How do wavelength and frequency relate to each other?
Wavelength is the distance between two consecutive identical points on a wave, such as crest to crest or trough to trough. It is typically measured in meters. Frequency is the number of complete wave cycles that pass a given point per second, measured in hertz (Hz). These two properties are inversely proportional: as wavelength increases, frequency decreases, and vice versa. This relationship is expressed by the formula:
- Speed = Wavelength × Frequency
This equation holds true for all types of waves, including mechanical and electromagnetic waves.
What determines the speed of a wave?
Wave speed is the rate at which the wave propagates through a medium. It depends on the properties of the medium itself, not on the wave's amplitude or frequency. For example, sound waves travel faster in solids than in liquids, and faster in liquids than in gases. Light waves travel fastest in a vacuum. The speed of a wave can be calculated using the formula above, but it is ultimately constrained by the medium's density, elasticity, and temperature.
| Property | Symbol | Unit | Description |
|---|---|---|---|
| Amplitude | A | meters (m) | Maximum displacement from rest position |
| Wavelength | λ (lambda) | meters (m) | Distance between consecutive identical points |
| Frequency | f | hertz (Hz) | Number of cycles per second |
| Speed | v | meters per second (m/s) | Rate at which the wave travels |
How do these four properties work together in real waves?
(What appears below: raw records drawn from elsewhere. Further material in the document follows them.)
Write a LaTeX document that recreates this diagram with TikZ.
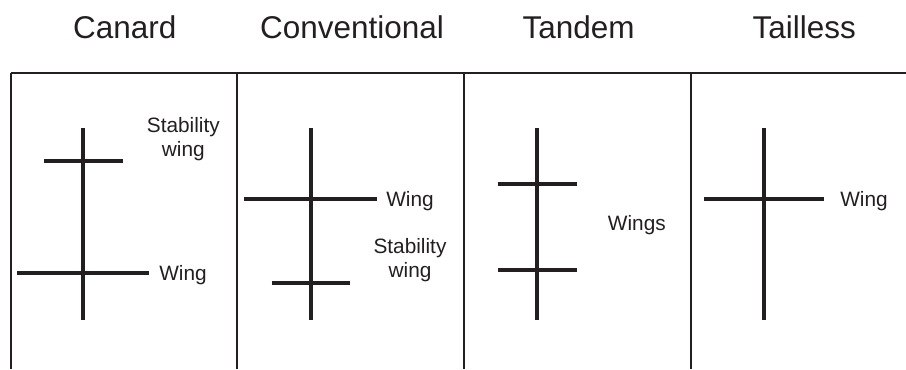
\documentclass[tikz,border=0pt]{standalone}
\usepackage{fontspec}
\setmainfont{Liberation Sans}
\usepackage{tikz}
\usetikzlibrary{calc}
\definecolor{figK}{RGB}{35,31,32}
\tikzset{body/.style={line width=3pt, figK},
  frame/.style={line width=1.4pt, figK},
  ttl/.style={font=\fontsize{23.6}{28}\selectfont, text=figK, anchor=base, inner sep=0pt},
  lbl/.style={font=\fontsize{15.6}{18}\selectfont, text=figK, inner sep=0pt, align=center}}

\begin{document}
\begin{tikzpicture}[x=0.75pt, y=-0.75pt]
\useasboundingbox (0,0) rectangle (906,369);
% ===== frame: top rule and panel separators =====
\draw[frame] (10.5,72.7) -- (906,72.7);
\foreach \sx in {10.7,237.3,464,690.7}{
  \draw[frame] (\sx,72.7) -- (\sx,369);
}
% ===== titles =====
\node[ttl] (tCan) at (124.7,38.5) {Canard};
\node[ttl] (tCon) at (352,38.5) {Conventional};
\node[ttl] (tTan) at (578.7,38.5) {Tandem};
\node[ttl] (tTai) at (804.3,38.5) {Tailless};
% ===== canard: stability wing ahead of the wing =====
\begin{scope}[shift={(83.3,0)}]
\draw[body] (0,128) -- (0,320); % fuselage
\draw[body] (-39.3,161) -- (39.7,161);
\draw[body] (-66.3,273) -- (66,273);
\node[lbl, anchor=base] (sCan) at (100,156) {Stability\\wing};
\node[lbl, anchor=base west] (wCan) at (75.7,280) {Wing};
\end{scope}
% ===== conventional: wing ahead, stability wing behind =====
\begin{scope}[shift={(310.7,0)}]
\draw[body] (0,128) -- (0,320);
\draw[body] (-66.4,199) -- (66.3,199);
\draw[body] (-39,283) -- (39,283);
\node[lbl, anchor=base west] (wCon) at (75.3,206) {Wing};
\node[lbl, anchor=base] (sCon) at (99.3,277.7) {Stability\\wing};
\end{scope}
% ===== tandem: two equal wings =====
\begin{scope}[shift={(537.3,0)}]
\draw[body] (0,128) -- (0,320);
\foreach \wy in {184.3,270}{
  \draw[body] (-39,\wy) -- (39.4,\wy);
}
\node[lbl, anchor=base west] (wTan) at (70.4,230) {Wings};
\end{scope}
% ===== tailless: wing only =====
\begin{scope}[shift={(764,0)}]
\draw[body] (0,128) -- (0,320);
\draw[body] (-60,199) -- (60.3,199);
\node[lbl, anchor=base west] (wTai) at (76,206) {Wing};
\end{scope}
\end{tikzpicture}
\end{document}
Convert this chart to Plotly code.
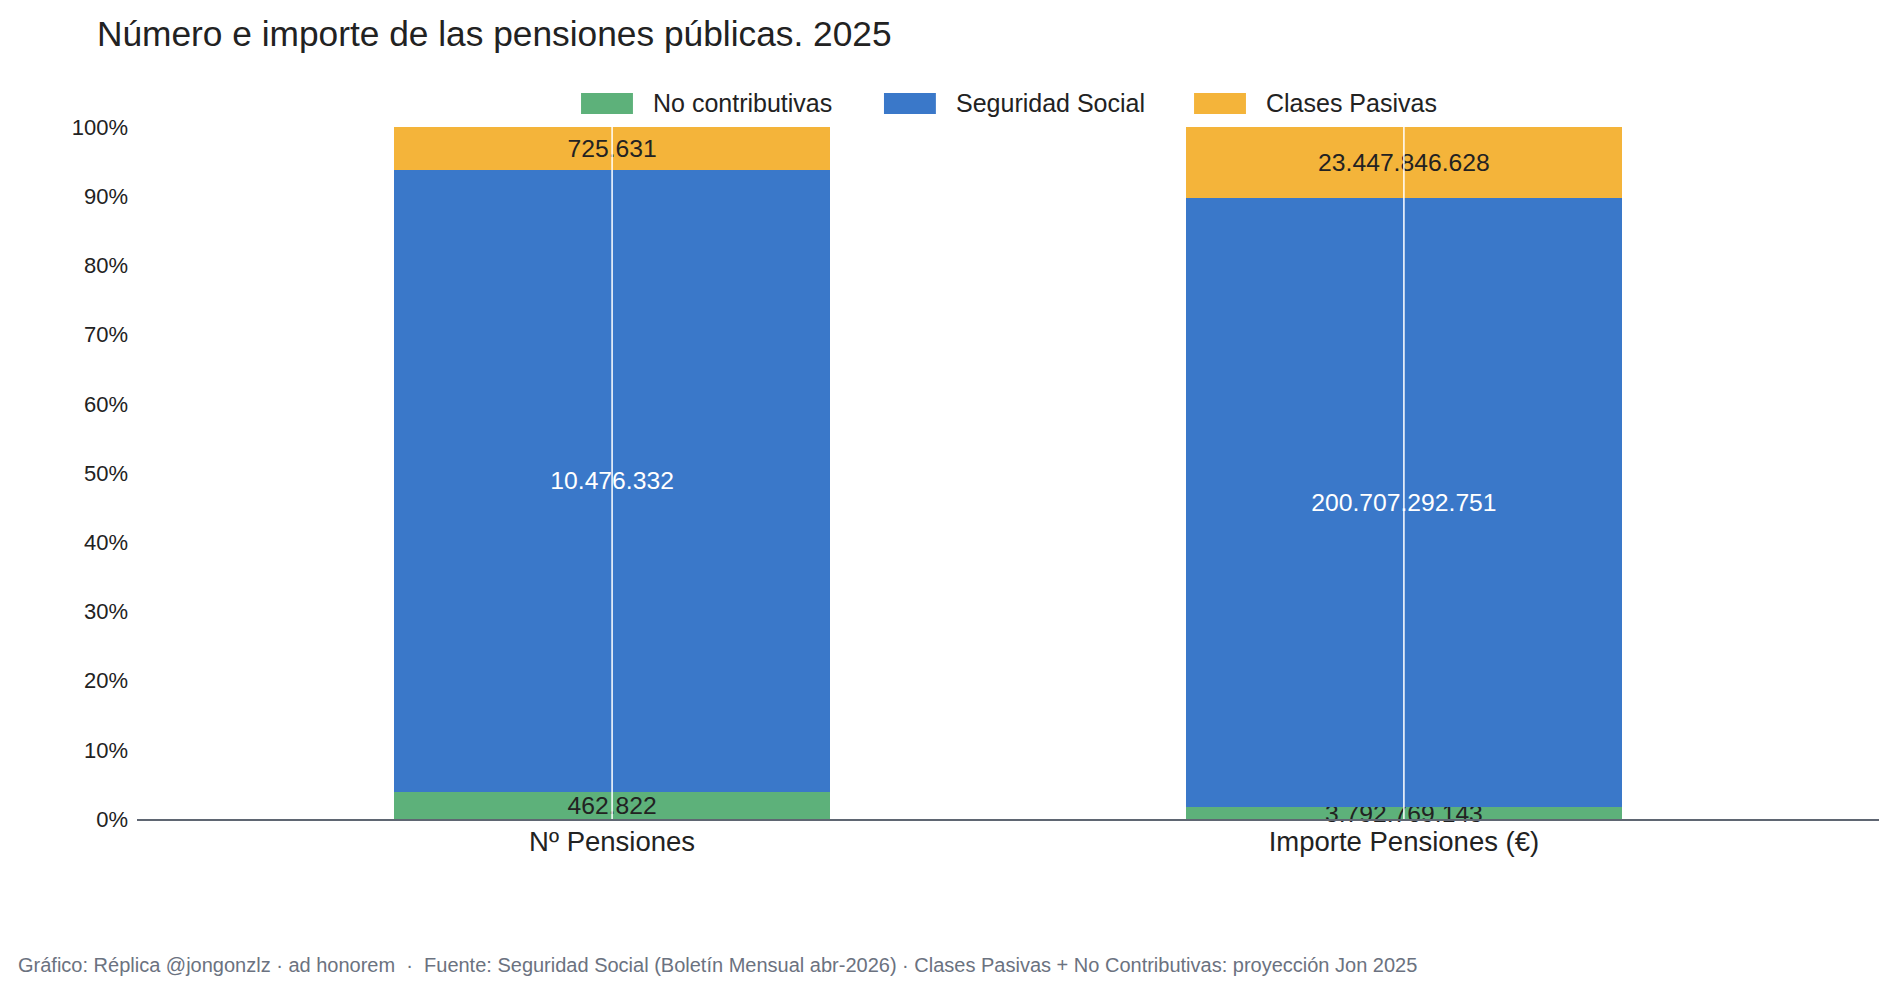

In practice, all four properties are interconnected. For instance, when you pluck a guitar string, the amplitude determines the loudness, while the frequency determines the pitch. The wavelength is fixed by the string's length, and the speed is determined by the string's tension and density. Changing any one property affects the others according to the wave equation. Understanding these four properties is essential for fields ranging from acoustics and optics to seismology and telecommunications.